Other Situations That Require a Property Tax Receipt

Several states require proof that personal property taxes are current before you can register a vehicle or renew your plates. The requirement applies to personal property taxes assessed on the vehicle itself, not real estate taxes, but the receipt comes from the same county collector’s office. If you live in one of these states and have not paid the personal property tax, the DMV will not process your registration until you produce a receipt or a statement of non-assessment.

Property tax receipts also come up during refinancing. Lenders want to see that taxes are current because an unpaid tax bill creates a lien that takes priority over the mortgage. If you are refinancing, expect your lender to request a recent receipt or to verify payment directly with the county.

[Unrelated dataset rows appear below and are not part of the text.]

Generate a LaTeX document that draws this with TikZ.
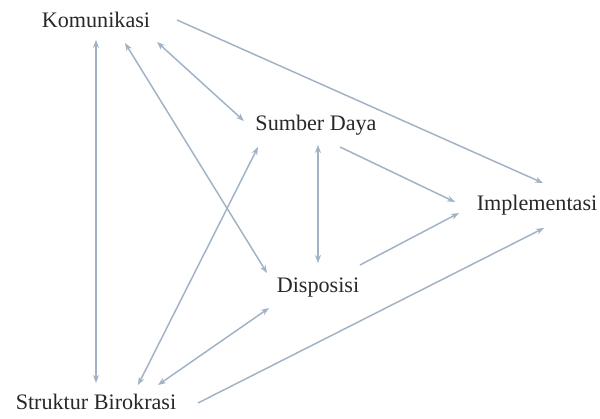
\documentclass[tikz,border=0pt]{standalone}
\usepackage{fontspec}
\setmainfont{Liberation Serif}
\usetikzlibrary{arrows.meta,calc}
\definecolor{linec}{RGB}{160,178,196}
\definecolor{txtc}{RGB}{40,40,40}
\begin{document}
\begin{tikzpicture}[x=0.75pt,y=-0.75pt,
  lbl/.style={inner sep=0pt,text=txtc,font=\fontsize{16.6pt}{18pt}\selectfont},
  conn/.style={draw=linec,line width=1.1pt},
  both/.style={conn,{Stealth[length=6pt,width=4.5pt]}-{Stealth[length=6pt,width=4.5pt]}},
  one/.style={conn,-{Stealth[length=6pt,width=4.5pt]}}]
\useasboundingbox (0,0) rectangle (600,418);
\node[lbl] (kom) at (96,20) {Komunikasi};
\node[lbl] (sd) at (316,125) {Sumber Daya};
\node[lbl] (impl) at (537,205) {Implementasi};
\node[lbl] (disp) at (318,288) {Disposisi};
\node[lbl] (sb) at (96,402) {Struktur Birokrasi};
% connectors
\draw[both] ($(kom)+(0,20)$) -- ($(sb)+(0,-19)$);
\draw[both] ($(kom)+(29,23)$) -- ($(disp)+(-51,-15)$);
\draw[both] ($(kom)+(61,22)$) -- ($(sd)+(-72,-4)$);
\draw[one] ($(kom)+(81,0)$) -- ($(impl)+(6,-22)$);
\draw[both] ($(sd)+(2,20)$) -- ($(disp)+(0,-25)$);
\draw[one] ($(sd)+(24,22)$) -- ($(impl)+(-82,-3)$);
\draw[one] ($(disp)+(42,-23)$) -- ($(impl)+(-78,8)$);
\draw[both] ($(sb)+(42,-17)$) -- ($(sd)+(-58,22)$);
\draw[both] ($(sb)+(62,-17)$) -- ($(disp)+(-49,20)$);
\draw[one] ($(sb)+(102,1)$) -- ($(impl)+(7,23)$);
\end{tikzpicture}
\end{document}
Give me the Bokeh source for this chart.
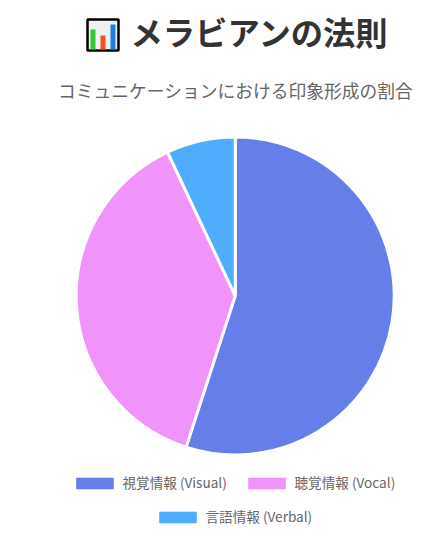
from math import pi
from bokeh.plotting import figure
from bokeh.models import ColumnDataSource, Range1d
from bokeh.core.properties import value
from bokeh.embed import file_html
from bokeh.resources import INLINE

title_text = "メラビアンの法則"
subtitle_text = "コミュニケーションにおける印象形成の割合"
labels = ["視覚情報 (Visual)", "聴覚情報 (Vocal)", "言語情報 (Verbal)"]
values = [55, 38, 7]
colors = ["#667eea", "#f093fb", "#4facfe"]

W, H = 438, 536
def X(px): return px
def Y(py): return H - py

p = figure(width=W, height=H, output_backend="svg", toolbar_location=None,
           x_range=Range1d(0, W), y_range=Range1d(0, H), min_border=0,
           outline_line_color=None, background_fill_color="white", border_fill_color="white")
p.axis.visible = False
p.grid.visible = False

# pie
total = sum(values)
starts, ends, c = [], [], 0
for v in values:
    starts.append(pi / 2 - 2 * pi * c / total)
    c += v
    ends.append(pi / 2 - 2 * pi * c / total)
src = ColumnDataSource(dict(s=starts, e=ends, color=colors, x=[X(234.7)] * 3, y=[Y(295.4)] * 3))
p.wedge(x="x", y="y", radius=159, start_angle="s", end_angle="e", direction="clock",
        fill_color="color", line_color="white", line_width=3, source=src)

# title icon (the bar-chart emoji)
p.quad(left=[X(87)], right=[X(118)], bottom=[Y(50)], top=[Y(19)], fill_color="#eef0f4",
       line_color="black", line_width=2.5)
p.quad(left=[X(90), X(100), X(110)], right=[X(95), X(105), X(115)],
       bottom=[Y(49)] * 3, top=[Y(29), Y(35), Y(24)],
       fill_color=["#2ecc2e", "#f4511e", "#1a7fe0"], line_color=None)

# titles
p.text(x=[X(130)], y=[Y(30.5)], text=[title_text], text_font=value("Noto Sans CJK JP"),
       text_font_size="32.3px", text_font_style="bold", text_color="#333333",
       text_align="left", text_baseline="middle")
p.text(x=[X(235)], y=[Y(89)], text=[subtitle_text], text_font=value("Noto Sans CJK JP"),
       text_font_size="17.75px", text_color="#666666", text_align="center", text_baseline="middle")

# legend
lx = [76, 248, 159]
ly = [483, 483, 517]
p.quad(left=[X(a) for a in lx], right=[X(a + 37) for a in lx],
       bottom=[Y(b + 5.5) for b in ly], top=[Y(b - 5.5) for b in ly],
       fill_color=colors, line_color=colors, line_alpha=0.6, line_width=1)
p.text(x=[X(a + 46) for a in lx], y=[Y(b - 1.5) for b in ly], text=labels,
       text_font=value("Noto Sans CJK JP"), text_font_size="13.6px", text_color="#666666",
       text_align="left", text_baseline="middle")

open("out.html", "w").write(file_html(p, INLINE))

How Long to Keep Your Receipts

The IRS generally requires you to keep records supporting any deduction for at least three years from the date you filed the return or two years from the date you paid the tax, whichever is later. For property specifically, the IRS says to keep records until the statute of limitations expires for the year you sell or otherwise dispose of the property, because those records may be needed to calculate your cost basis and any gain or loss on the sale.4Internal Revenue Service. How Long Should I Keep Records?

In practice, this means holding onto property tax receipts for as long as you own the home, plus three years after you file the return for the year you sell it. Digital copies are fine. If you ever need a receipt from a prior year and did not save one, most county online portals maintain several years of payment history, and the collector’s office can usually retrieve older records in person or by request.